Мою мать поместили в небольшом флигеле, в котором содержалось большинство пациентов, финансы которых оставляли желать лучшего, и задолго до того, как попасть к ней в палату, я уже понял, что категорически не хотел бы сюда загреметь. Нутро флигеля скрывалось за двумя тяжеленными и уродливыми серыми дверями, которые открылись под противный треск электрического замка, звук которого был словно специально рассчитан на то, чтобы входящий сюда и сам повредился умом. Вестибюль за ними представлял собой не более чем мрачный куб с драными креслами, прикоснуться к которым побрезговали бы даже клопы.
Кое-кто из пациентов, облаченных в одинаково ветхие больничные сорочки, свободно расхаживал по уходящим вглубь здания коридорам, бросая на нормальных посетителей затравленные взгляды и что-то невнятно бормоча. Даже в десятилетнем возрасте я уловил гнев и страх в этих взглядах, из самой глубины которых, казалось, так и рвался безмолвный крик: «Ну что ты тут забыл среди всех этих обреченных на вечные муки людей, бедный ты маленький дуралей? Разве твоя мамочка не говорила тебе, что тебе здесь не место?»
Но моя мамочка и была в числе этих обреченных на вечные муки. Я понял это, как только мы добрались до ее палаты и санитар открыл дверь. В ту же секунду меня буквально прошибло зловонием мочи и крови, и даже санитар машинально прикрыл нос от отвращения, прежде чем истошным криком воззвать к своим сотоварищам. Еще не понимая, что случилось что-то страшное, я шагнул внутрь.
Моя мать, сжавшись в комок, сидела на корточках возле стены в медленно расплывающейся луже собственной мочи, пропитавшей ее больничную ночную рубашку. В кулаке у нее была зажата маленькая самодельная заточка, которую она наполовину воткнула себе в запястье; из него струилась ярко-красная кровь. Мамочка, наверное, почувствовала на себе мой взгляд, поскольку повернулась ко мне, пока я беспомощно таращился на нее, и ее лицо расплылось в такой широченной улыбке, что меня удивило, как это у нее не треснули щеки. На лбу у нее красовалась уродливая темно-багровая ссадина – судя по всему, она только что колотилась головой об стену.

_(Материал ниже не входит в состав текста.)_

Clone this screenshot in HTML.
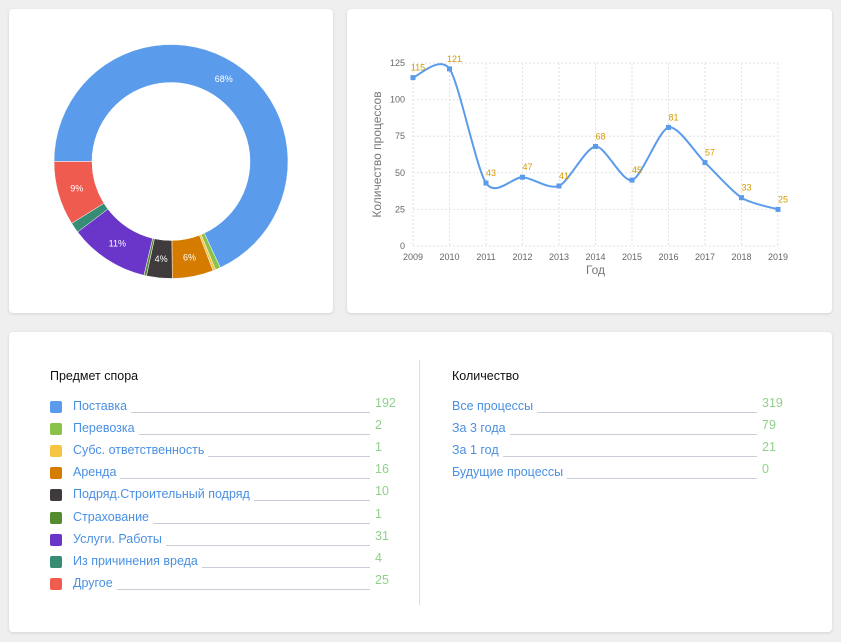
<!DOCTYPE html>
<html><head><meta charset="utf-8">
<style>
body{margin:0;width:841px;height:642px;background:#efefef;font-family:"Liberation Sans",sans-serif;position:relative;overflow:hidden}
.card{position:absolute;background:#fff;border-radius:4px;box-shadow:0 1px 3px rgba(0,0,0,0.12)}
.row{position:absolute;height:20px;font-size:12.5px;color:#4a90e2}
.sq{position:absolute;top:2px;width:12px;height:12px;border-radius:2px}
.lbl{position:absolute;top:0;white-space:nowrap;background:#fff;padding-right:4px}
.ln{position:absolute;top:13px;height:1px;background:#c8cdd8}
.val{position:absolute;top:-3px;color:#8fd18a;font-size:12.5px}
.hdr{position:absolute;font-size:12.5px;color:#111}
</style></head><body>
<div class="card" style="left:9px;top:9px;width:324px;height:304px">
<svg id="donut" width="324" height="304"></svg>
</div>
<div class="card" style="left:347px;top:9px;width:485px;height:304px">
<svg id="line" width="485" height="304"></svg>
</div>
<div class="card" style="left:9px;top:332px;width:823px;height:300px">
<div class="hdr" style="left:41px;top:37px">Предмет спора</div>
<div class="hdr" style="left:443px;top:37px">Количество</div>
<div style="position:absolute;left:410px;top:28px;width:1px;height:245px;background:#ddd"></div>
<div id="rows"></div>
</div>
<script>
const cats=["Поставка","Перевозка","Субс. ответственность","Аренда","Подряд.Строительный подряд","Страхование","Услуги. Работы","Из причинения вреда","Другое"];
const vals=[192,2,1,16,10,1,31,4,25];
const colors=["#5b9bec","#8bc34a","#f5c542","#d47b00","#3f3a3c","#558b2f","#6a35c9","#378d73","#ef5b4f"];
const qcats=["Все процессы","За 3 года","За 1 год","Будущие процессы"];
const qvals=[319,79,21,0];
const years=[2009,2010,2011,2012,2013,2014,2015,2016,2017,2018,2019];
const counts=[115,121,43,47,41,68,45,81,57,33,25];
const yticks=[0,25,50,75,100,125];
const NS="http://www.w3.org/2000/svg";
function mk(p,t,a){const e=document.createElementNS(NS,t);for(const k in a)e.setAttribute(k,a[k]);p.appendChild(e);return e;}
(function(){
const svg=document.getElementById('donut');const cx=162,cy=152.5,R=117,r=79;
const tot=vals.reduce((a,b)=>a+b,0);let a=Math.PI;
vals.forEach((v,i)=>{const a2=a+v/tot*2*Math.PI;const big=(a2-a)>Math.PI?1:0;
const p=(ang,rr)=>[cx+rr*Math.cos(ang),cy+rr*Math.sin(ang)];
const [x1,y1]=p(a,R),[x2,y2]=p(a2,R),[x3,y3]=p(a2,r),[x4,y4]=p(a,r);
const s=mk(svg,'path',{d:`M${x1},${y1}A${R},${R} 0 ${big} 1 ${x2},${y2}L${x3},${y3}A${r},${r} 0 ${big} 0 ${x4},${y4}Z`,fill:colors[i],stroke:'#fff','stroke-width':0.5});


const pct=Math.round(v/tot*100);
if(pct>=4){const m=(a+a2)/2;const [tx,ty]=p(m,(R+r)/2);
const t=mk(svg,'text',{x:tx,y:ty+3,'text-anchor':'middle','font-size':9,fill:'#fff'});t.textContent=pct+'%';

}
a=a2;});
})();
(function(){
const svg=document.getElementById('line');const L=66,Rt=431,T=54,B=237;
const X=i=>L+(Rt-L)*i/(years.length-1);const Y=v=>B-(B-T)*v/125;
yticks.forEach(v=>{mk(svg,'line',{x1:L,x2:Rt,y1:Y(v),y2:Y(v),stroke:'#e2e2e2','stroke-dasharray':'2,2'});
const t=mk(svg,'text',{x:L-8,y:Y(v)+3,'text-anchor':'end','font-size':9,fill:'#666'});t.textContent=v;

});
years.forEach((y,i)=>{mk(svg,'line',{x1:X(i),x2:X(i),y1:T,y2:B,stroke:'#e2e2e2','stroke-dasharray':'2,2'});
const t=mk(svg,'text',{x:X(i),y:B+14,'text-anchor':'middle','font-size':9,fill:'#666'});t.textContent=y;

});
const pts=counts.map((v,i)=>[X(i),Y(v)]);
let d=`M${pts[0][0]},${pts[0][1]}`;const k=7.5;
for(let i=0;i<pts.length-1;i++){const p0=pts[i-1]||pts[i],p1=pts[i],p2=pts[i+1],p3=pts[i+2]||p2;
d+=`C${p1[0]+(p2[0]-p0[0])/k},${p1[1]+(p2[1]-p0[1])/k} ${p2[0]-(p3[0]-p1[0])/k},${p2[1]-(p3[1]-p1[1])/k} ${p2[0]},${p2[1]}`;}
const path=mk(svg,'path',{d:d,fill:'none',stroke:'#5b9bec','stroke-width':2});


pts.forEach((p,i)=>{const m=mk(svg,'rect',{x:p[0]-2.5,y:p[1]-2.5,width:5,height:5,fill:'#5b9bec'});


const t=mk(svg,'text',{x:p[0]+5,y:p[1]-7,'text-anchor':'middle','font-size':9,fill:'#d49a00'});t.textContent=counts[i];

});
const xt=mk(svg,'text',{x:(L+Rt)/2,y:B+28,'text-anchor':'middle','font-size':12,fill:'#777'});xt.textContent='Год';


const yt=mk(svg,'text',{x:0,y:0,'text-anchor':'middle','font-size':12,fill:'#777',transform:`translate(34,${(T+B)/2}) rotate(-90)`});yt.textContent='Количество процессов';


})();
(function(){
const box=document.getElementById('rows');
function row(x,y,txt,val,lineEnd,col){const r=document.createElement('div');r.className='row';r.style.left=x+'px';r.style.top=y+'px';


let off=0;
if(col){const s=document.createElement('div');s.className='sq';s.style.background=col;s.style.left='0px';r.appendChild(s);off=23;}
const ln=document.createElement('div');ln.className='ln';ln.style.left=off+'px';ln.style.width=(lineEnd-off)+'px';r.appendChild(ln);
const l=document.createElement('div');l.className='lbl';l.style.left=off+'px';l.textContent=txt;r.appendChild(l);
const v=document.createElement('div');v.className='val';v.style.left=(lineEnd+5)+'px';v.textContent=val;r.appendChild(v);
box.appendChild(r);}
cats.forEach((c,i)=>row(41,67+i*22.1,c,vals[i],320,colors[i]));
qcats.forEach((c,i)=>row(443,67+i*22.1,c,qvals[i],305,null));
})();
</script>
</body></html>
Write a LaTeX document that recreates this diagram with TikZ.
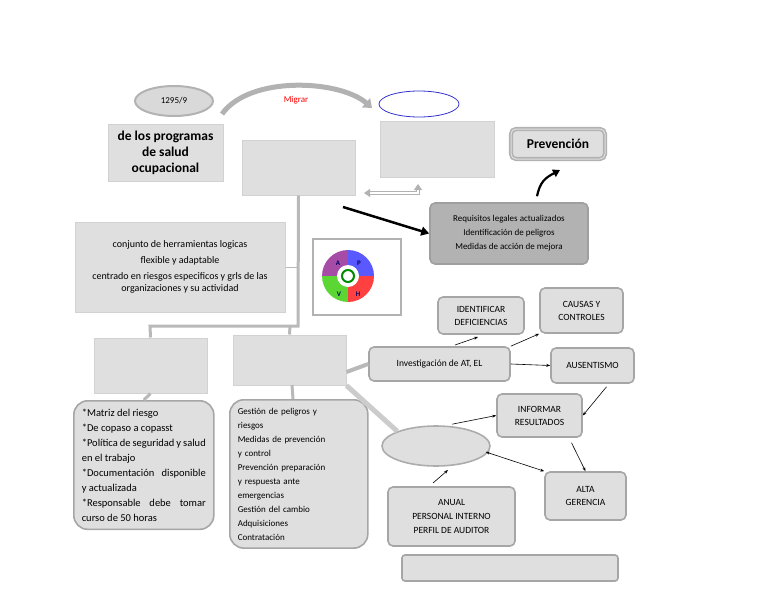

– Паркер, детка, – пробормотала она. – Помоги-ка мне. Видишь, эти чертовы личинки никак не хотят вылезать.
Я и понятия не имел, что сказать в ответ. Понятия не имел, что даже подумать. Просто стоял и таращился на чудовище, некогда бывшее моей матерью. При виде моего лица, на котором наверняка отразились шок и отвращение, жутковатая улыбка сдулась, и мать выронила заточку. Из запястья у нее по-прежнему хлестала кровь. Задрав лицо к потолку, она испустила какой-то совершенно дикий звериный вой, постепенно сменившийся сдавленным хохотом. Или всхлипываниями. До сих пор искренне не понимаю, чем именно. А потом она медленно поползла ко мне – кровь из руки, смешиваясь с мочой, оставляла за ней смазанный след из отвратительной бурой жижи. Какая-то часть ее, видно, помнила, что она мать, и понимала, что ее ребенок испуган, поскольку она монотонно принялась мычать колыбельную хриплым от долгих месяцев страданий голосом.
– Баю-баю, детки на еловой ветке… – сипела она. – Тронет ветер вашу ель, закачает колыбель… А подует во весь дух, колыбель на землю бух![19]
Сзади послышался грохот тяжелых шагов, и мимо меня в палату ворвались двое санитаров, один со шприцем в руке. Мать все еще напевала – и смеялась, – когда они подхватили ее и швырнули на кровать.
– Колыбель на землю бух! – вскрикивала она. – Бух!
Шприц впился в руку, и она сразу притихла. Я развернулся и бросился бежать, прямо в раскрытые объятия отца, который просто держал меня, пока я заходился в каких-то первобытных рыданиях, сам того не сознавая.
Вам нужно все это знать, поскольку вы должны понимать, что как раз в тот день я и решил стать психиатром. И не просто каким-то психиатром, а таким, какой в жизни не станет обращаться с пациентами как с какими-то отбросами, вне зависимости от того, насколько безнадежными и отвратительными они ни казались бы.